Available Remedies for Errors
The Court noted that Congress had established adequate remedies for correcting errors in valuations when they are utilized in specific proceedings. The Valuation Act provided for a process whereby carriers could file protests against tentative valuations, and the ICC was required to consider such protests before finalizing the valuation. Furthermore, when the valuation was introduced as evidence in proceedings, parties had the opportunity to contest its accuracy and introduce additional evidence. The Court emphasized that errors could be corrected during the proceedings where the valuation was used, ensuring that the interests of justice were served without necessitating direct judicial review of the valuation itself. This approach preserved the intended function of the valuation as prima facie evidence while allowing for corrections in contextually relevant proceedings. The Court concluded that these procedural safeguards were sufficient to address any potential inaccuracies in the valuation without judicial intervention at the preliminary stage.
Conclusion on Jurisdiction
The Court ultimately concluded that the valuation did not constitute a wrong that warranted judicial intervention under the Urgent Deficiencies Act or the general equity powers of the District Court.
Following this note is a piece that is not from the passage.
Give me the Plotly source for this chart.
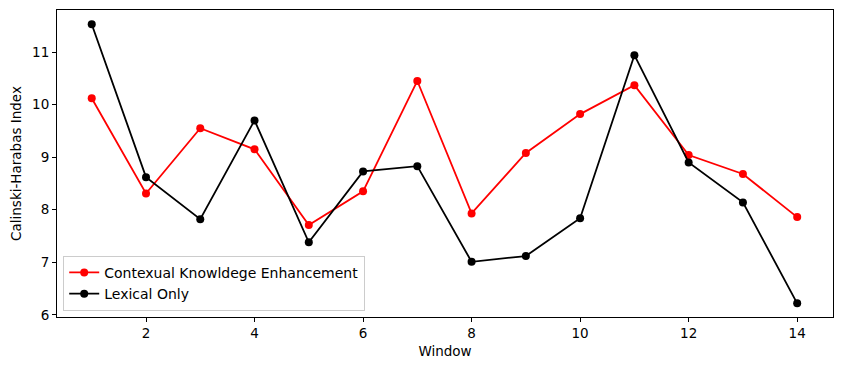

The Court reiterated that the valuation was not an enforceable order or command and did not affect the railroad's legal rights or obligations. It was a preparatory and investigatory finding by the ICC, intended for use as evidence in future proceedings. Allowing judicial review would disrupt the legislative framework established by Congress and undermine the ICC’s role in gathering data for regulatory purposes. The Court reversed the District Court's decision, holding that the valuation was not subject to judicial review and did not justify the use of the court's equitable powers. This decision reinforced the principle that valuations, as investigatory findings, were not judicially reviewable unless introduced as evidence in specific proceedings where their accuracy could be contested and corrected.